* **COLLECTED MATERIAL**:
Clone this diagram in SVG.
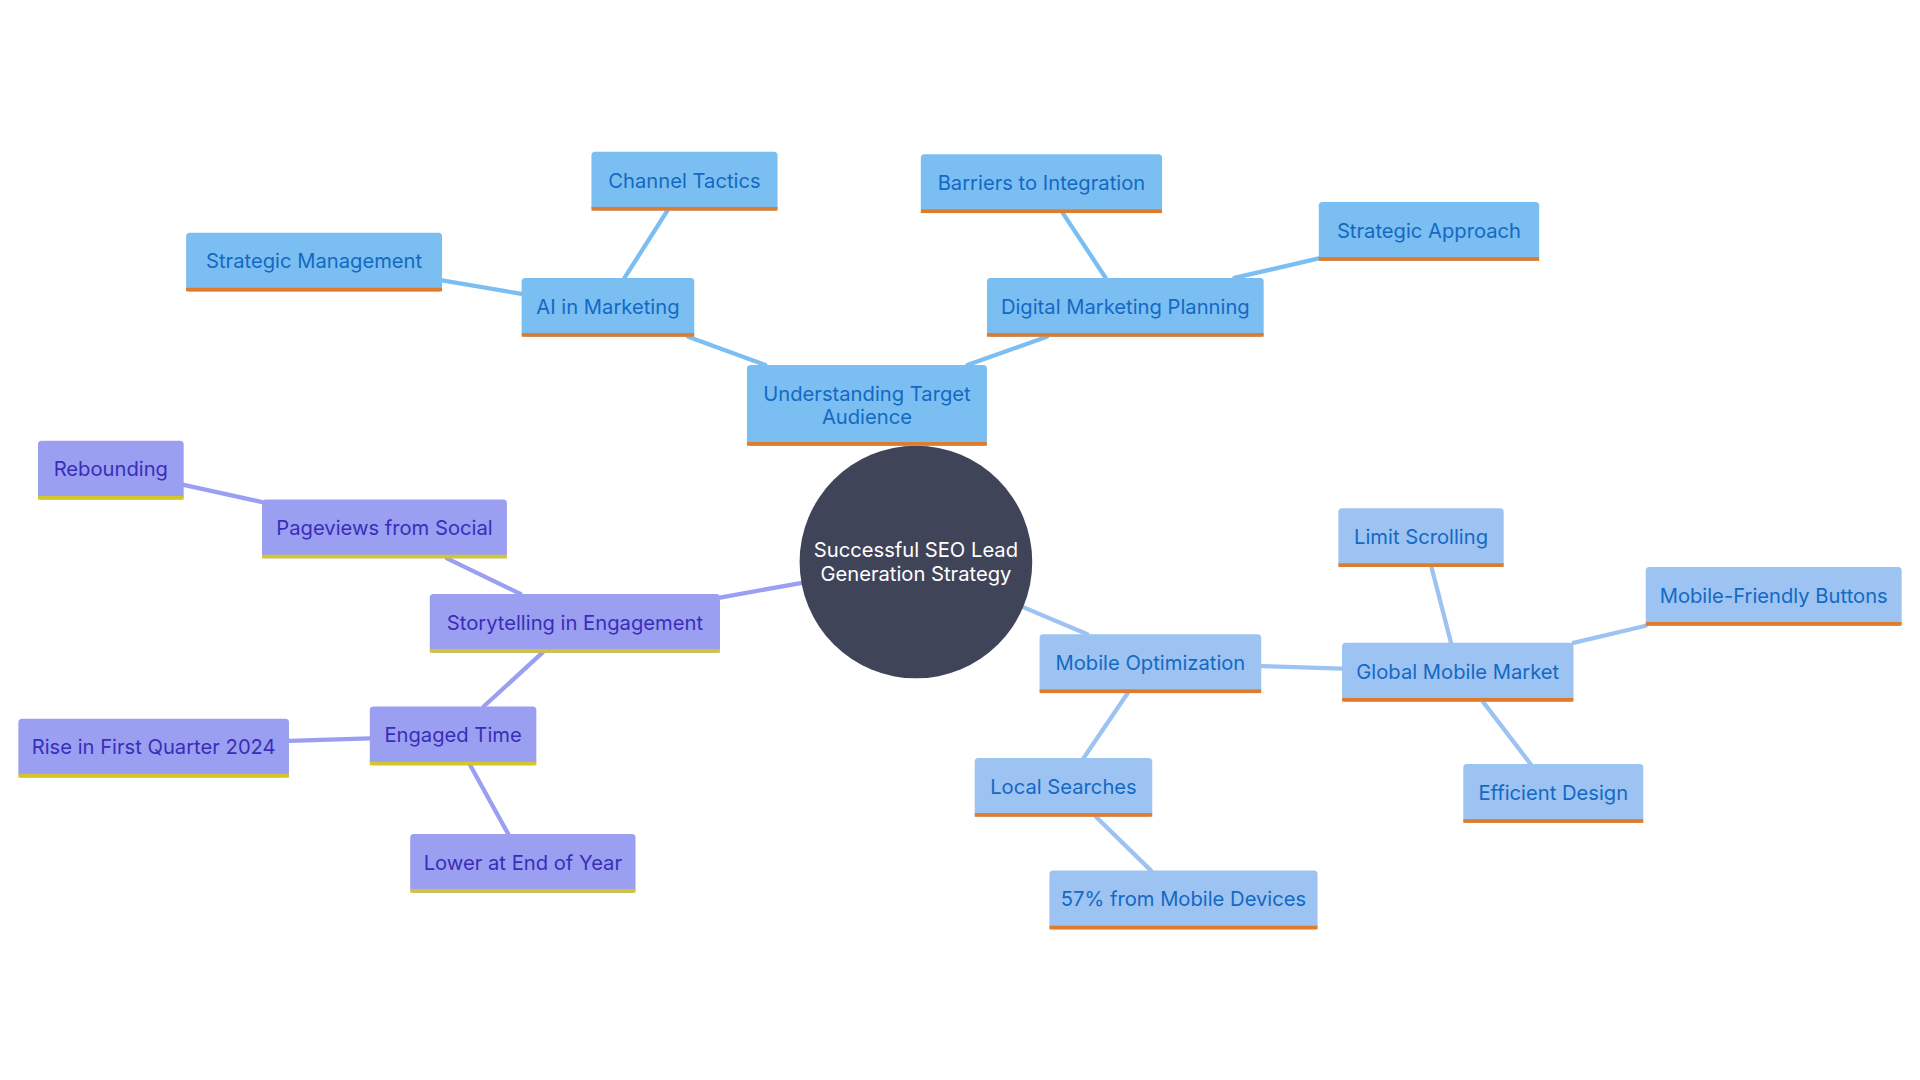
<svg xmlns="http://www.w3.org/2000/svg" width="1920" height="1080" viewBox="0 0 1920 1080">
<style>
.b1 rect.f{fill:#7bbef1}.b1 text{fill:#1469c4}
.b2 rect.f{fill:#9a9ff2}.b2 text{fill:#3a2db8}
.b3 rect.f{fill:#9cc3f1}.b3 text{fill:#1469c4}
.o{fill:#e07b2a}.y{fill:#d3c62c}
text{font-family:Inter,"Open Sans",sans-serif;font-size:16.5px;text-anchor:middle;dominant-baseline:central}
.e1{stroke:#7bbef1}.e2{stroke:#9a9ff2}.e3{stroke:#9cc3f1}
#edges line{stroke-width:3.5;stroke-linecap:round}
</style>
<rect width="1920" height="1080" fill="#fff"/>
<g transform="scale(1.2245)">
<g id="edges">
<line class="e1" x1="625" y1="298" x2="562" y2="275"/>
<line class="e1" x1="510" y1="227" x2="545" y2="172"/>
<line class="e1" x1="426" y1="240" x2="361" y2="229"/>
<line class="e1" x1="790" y1="298" x2="855" y2="275"/>
<line class="e1" x1="903" y1="227" x2="868" y2="174"/>
<line class="e1" x1="1008" y1="227" x2="1077" y2="211"/>
<line class="e2" x1="655" y1="476" x2="588" y2="488"/>
<line class="e2" x1="425" y1="485" x2="365" y2="456"/>
<line class="e2" x1="214" y1="410" x2="150" y2="396"/>
<line class="e2" x1="443" y1="533" x2="395" y2="577"/>
<line class="e2" x1="302" y1="603" x2="236" y2="605"/>
<line class="e2" x1="384" y1="625" x2="415" y2="681"/>
<line class="e3" x1="836" y1="496" x2="888" y2="518"/>
<line class="e3" x1="1030" y1="544" x2="1096" y2="546"/>
<line class="e3" x1="1185" y1="525" x2="1169" y2="463"/>
<line class="e3" x1="1285" y1="525" x2="1344" y2="511"/>
<line class="e3" x1="1211" y1="573" x2="1250" y2="624"/>
<line class="e3" x1="921" y1="566" x2="885" y2="619"/>
<line class="e3" x1="895" y1="667" x2="940" y2="711"/>
</g>
<g id="center"><circle cx="748" cy="459" r="95" fill="#3f4459"/><text x="748" y="449" fill="#fff">Successful SEO Lead</text><text x="748" y="468" fill="#fff">Generation Strategy</text></g>
<g id="uta" class="b1"><rect class="f" x="610" y="298" width="196" height="66" rx="3"/><rect class="o" x="610" y="361" width="196" height="3"/><text x="708" y="321">Understanding Target</text><text x="708" y="340">Audience</text></g>
<g id="ai" class="b1"><rect class="f" x="426" y="227" width="141" height="48" rx="3"/><rect class="o" x="426" y="272" width="141" height="3"/><text x="496.5" y="250">AI in Marketing</text></g>
<g id="ct" class="b1"><rect class="f" x="483" y="124" width="152" height="48" rx="3"/><rect class="o" x="483" y="169" width="152" height="3"/><text x="559" y="147">Channel Tactics</text></g>
<g id="sm" class="b1"><rect class="f" x="152" y="190" width="209" height="48" rx="3"/><rect class="o" x="152" y="235" width="209" height="3"/><text x="256.5" y="213">Strategic Management</text></g>
<g id="dmp" class="b1"><rect class="f" x="806" y="227" width="226" height="48" rx="3"/><rect class="o" x="806" y="272" width="226" height="3"/><text x="919" y="250">Digital Marketing Planning</text></g>
<g id="bti" class="b1"><rect class="f" x="752" y="126" width="197" height="48" rx="3"/><rect class="o" x="752" y="171" width="197" height="3"/><text x="850.5" y="149">Barriers to Integration</text></g>
<g id="sa" class="b1"><rect class="f" x="1077" y="165" width="180" height="48" rx="3"/><rect class="o" x="1077" y="210" width="180" height="3"/><text x="1167" y="188">Strategic Approach</text></g>
<g id="sie" class="b2"><rect class="f" x="351" y="485" width="237" height="48" rx="3"/><rect class="y" x="351" y="530" width="237" height="3"/><text x="469.5" y="508">Storytelling in Engagement</text></g>
<g id="pfs" class="b2"><rect class="f" x="214" y="408" width="200" height="48" rx="3"/><rect class="y" x="214" y="453" width="200" height="3"/><text x="314" y="431">Pageviews from Social</text></g>
<g id="reb" class="b2"><rect class="f" x="31" y="360" width="119" height="48" rx="3"/><rect class="y" x="31" y="405" width="119" height="3"/><text x="90.5" y="383">Rebounding</text></g>
<g id="et" class="b2"><rect class="f" x="302" y="577" width="136" height="48" rx="3"/><rect class="y" x="302" y="622" width="136" height="3"/><text x="370" y="600">Engaged Time</text></g>
<g id="rfq" class="b2"><rect class="f" x="15" y="587" width="221" height="48" rx="3"/><rect class="y" x="15" y="632" width="221" height="3"/><text x="125.5" y="610">Rise in First Quarter 2024</text></g>
<g id="leoy" class="b2"><rect class="f" x="335" y="681" width="184" height="48" rx="3"/><rect class="y" x="335" y="726" width="184" height="3"/><text x="427" y="704">Lower at End of Year</text></g>
<g id="mo" class="b3"><rect class="f" x="849" y="518" width="181" height="48" rx="3"/><rect class="o" x="849" y="563" width="181" height="3"/><text x="939.5" y="541">Mobile Optimization</text></g>
<g id="gmm" class="b3"><rect class="f" x="1096" y="525" width="189" height="48" rx="3"/><rect class="o" x="1096" y="570" width="189" height="3"/><text x="1190.5" y="548">Global Mobile Market</text></g>
<g id="ls" class="b3"><rect class="f" x="1093" y="415" width="135" height="48" rx="3"/><rect class="o" x="1093" y="460" width="135" height="3"/><text x="1160.5" y="438">Limit Scrolling</text></g>
<g id="mfb" class="b3"><rect class="f" x="1344" y="463" width="209" height="48" rx="3"/><rect class="o" x="1344" y="508" width="209" height="3"/><text x="1448.5" y="486">Mobile-Friendly Buttons</text></g>
<g id="ed" class="b3"><rect class="f" x="1195" y="624" width="147" height="48" rx="3"/><rect class="o" x="1195" y="669" width="147" height="3"/><text x="1268.5" y="647">Efficient Design</text></g>
<g id="lsr" class="b3"><rect class="f" x="796" y="619" width="145" height="48" rx="3"/><rect class="o" x="796" y="664" width="145" height="3"/><text x="868.5" y="642">Local Searches</text></g>
<g id="p57" class="b3"><rect class="f" x="857" y="711" width="219" height="48" rx="3"/><rect class="o" x="857" y="756" width="219" height="3"/><text x="966.5" y="734">57% from Mobile Devices</text></g>
</g>
</svg>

* **INSTRUCTIONS TO FOLLOW**:
Copy the material shown above in full and exactly. Skip the pictures.

* **SOLUTION FOR THIS PROBLEM**:
Clone this diagram in SVG.
<svg xmlns="http://www.w3.org/2000/svg" width="1920" height="1080" viewBox="0 0 1920 1080">
<style>
.b1 rect.f{fill:#7bbef1}.b1 text{fill:#1469c4}
.b2 rect.f{fill:#9a9ff2}.b2 text{fill:#3a2db8}
.b3 rect.f{fill:#9cc3f1}.b3 text{fill:#1469c4}
.o{fill:#e07b2a}.y{fill:#d3c62c}
text{font-family:Inter,"Open Sans",sans-serif;font-size:16.5px;text-anchor:middle;dominant-baseline:central}
.e1{stroke:#7bbef1}.e2{stroke:#9a9ff2}.e3{stroke:#9cc3f1}
#edges line{stroke-width:3.5;stroke-linecap:round}
</style>
<rect width="1920" height="1080" fill="#fff"/>
<g transform="scale(1.2245)">
<g id="edges">
<line class="e1" x1="625" y1="298" x2="562" y2="275"/>
<line class="e1" x1="510" y1="227" x2="545" y2="172"/>
<line class="e1" x1="426" y1="240" x2="361" y2="229"/>
<line class="e1" x1="790" y1="298" x2="855" y2="275"/>
<line class="e1" x1="903" y1="227" x2="868" y2="174"/>
<line class="e1" x1="1008" y1="227" x2="1077" y2="211"/>
<line class="e2" x1="655" y1="476" x2="588" y2="488"/>
<line class="e2" x1="425" y1="485" x2="365" y2="456"/>
<line class="e2" x1="214" y1="410" x2="150" y2="396"/>
<line class="e2" x1="443" y1="533" x2="395" y2="577"/>
<line class="e2" x1="302" y1="603" x2="236" y2="605"/>
<line class="e2" x1="384" y1="625" x2="415" y2="681"/>
<line class="e3" x1="836" y1="496" x2="888" y2="518"/>
<line class="e3" x1="1030" y1="544" x2="1096" y2="546"/>
<line class="e3" x1="1185" y1="525" x2="1169" y2="463"/>
<line class="e3" x1="1285" y1="525" x2="1344" y2="511"/>
<line class="e3" x1="1211" y1="573" x2="1250" y2="624"/>
<line class="e3" x1="921" y1="566" x2="885" y2="619"/>
<line class="e3" x1="895" y1="667" x2="940" y2="711"/>
</g>
<g id="center"><circle cx="748" cy="459" r="95" fill="#3f4459"/><text x="748" y="449" fill="#fff">Successful SEO Lead</text><text x="748" y="468" fill="#fff">Generation Strategy</text></g>
<g id="uta" class="b1"><rect class="f" x="610" y="298" width="196" height="66" rx="3"/><rect class="o" x="610" y="361" width="196" height="3"/><text x="708" y="321">Understanding Target</text><text x="708" y="340">Audience</text></g>
<g id="ai" class="b1"><rect class="f" x="426" y="227" width="141" height="48" rx="3"/><rect class="o" x="426" y="272" width="141" height="3"/><text x="496.5" y="250">AI in Marketing</text></g>
<g id="ct" class="b1"><rect class="f" x="483" y="124" width="152" height="48" rx="3"/><rect class="o" x="483" y="169" width="152" height="3"/><text x="559" y="147">Channel Tactics</text></g>
<g id="sm" class="b1"><rect class="f" x="152" y="190" width="209" height="48" rx="3"/><rect class="o" x="152" y="235" width="209" height="3"/><text x="256.5" y="213">Strategic Management</text></g>
<g id="dmp" class="b1"><rect class="f" x="806" y="227" width="226" height="48" rx="3"/><rect class="o" x="806" y="272" width="226" height="3"/><text x="919" y="250">Digital Marketing Planning</text></g>
<g id="bti" class="b1"><rect class="f" x="752" y="126" width="197" height="48" rx="3"/><rect class="o" x="752" y="171" width="197" height="3"/><text x="850.5" y="149">Barriers to Integration</text></g>
<g id="sa" class="b1"><rect class="f" x="1077" y="165" width="180" height="48" rx="3"/><rect class="o" x="1077" y="210" width="180" height="3"/><text x="1167" y="188">Strategic Approach</text></g>
<g id="sie" class="b2"><rect class="f" x="351" y="485" width="237" height="48" rx="3"/><rect class="y" x="351" y="530" width="237" height="3"/><text x="469.5" y="508">Storytelling in Engagement</text></g>
<g id="pfs" class="b2"><rect class="f" x="214" y="408" width="200" height="48" rx="3"/><rect class="y" x="214" y="453" width="200" height="3"/><text x="314" y="431">Pageviews from Social</text></g>
<g id="reb" class="b2"><rect class="f" x="31" y="360" width="119" height="48" rx="3"/><rect class="y" x="31" y="405" width="119" height="3"/><text x="90.5" y="383">Rebounding</text></g>
<g id="et" class="b2"><rect class="f" x="302" y="577" width="136" height="48" rx="3"/><rect class="y" x="302" y="622" width="136" height="3"/><text x="370" y="600">Engaged Time</text></g>
<g id="rfq" class="b2"><rect class="f" x="15" y="587" width="221" height="48" rx="3"/><rect class="y" x="15" y="632" width="221" height="3"/><text x="125.5" y="610">Rise in First Quarter 2024</text></g>
<g id="leoy" class="b2"><rect class="f" x="335" y="681" width="184" height="48" rx="3"/><rect class="y" x="335" y="726" width="184" height="3"/><text x="427" y="704">Lower at End of Year</text></g>
<g id="mo" class="b3"><rect class="f" x="849" y="518" width="181" height="48" rx="3"/><rect class="o" x="849" y="563" width="181" height="3"/><text x="939.5" y="541">Mobile Optimization</text></g>
<g id="gmm" class="b3"><rect class="f" x="1096" y="525" width="189" height="48" rx="3"/><rect class="o" x="1096" y="570" width="189" height="3"/><text x="1190.5" y="548">Global Mobile Market</text></g>
<g id="ls" class="b3"><rect class="f" x="1093" y="415" width="135" height="48" rx="3"/><rect class="o" x="1093" y="460" width="135" height="3"/><text x="1160.5" y="438">Limit Scrolling</text></g>
<g id="mfb" class="b3"><rect class="f" x="1344" y="463" width="209" height="48" rx="3"/><rect class="o" x="1344" y="508" width="209" height="3"/><text x="1448.5" y="486">Mobile-Friendly Buttons</text></g>
<g id="ed" class="b3"><rect class="f" x="1195" y="624" width="147" height="48" rx="3"/><rect class="o" x="1195" y="669" width="147" height="3"/><text x="1268.5" y="647">Efficient Design</text></g>
<g id="lsr" class="b3"><rect class="f" x="796" y="619" width="145" height="48" rx="3"/><rect class="o" x="796" y="664" width="145" height="3"/><text x="868.5" y="642">Local Searches</text></g>
<g id="p57" class="b3"><rect class="f" x="857" y="711" width="219" height="48" rx="3"/><rect class="o" x="857" y="756" width="219" height="3"/><text x="966.5" y="734">57% from Mobile Devices</text></g>
</g>
</svg>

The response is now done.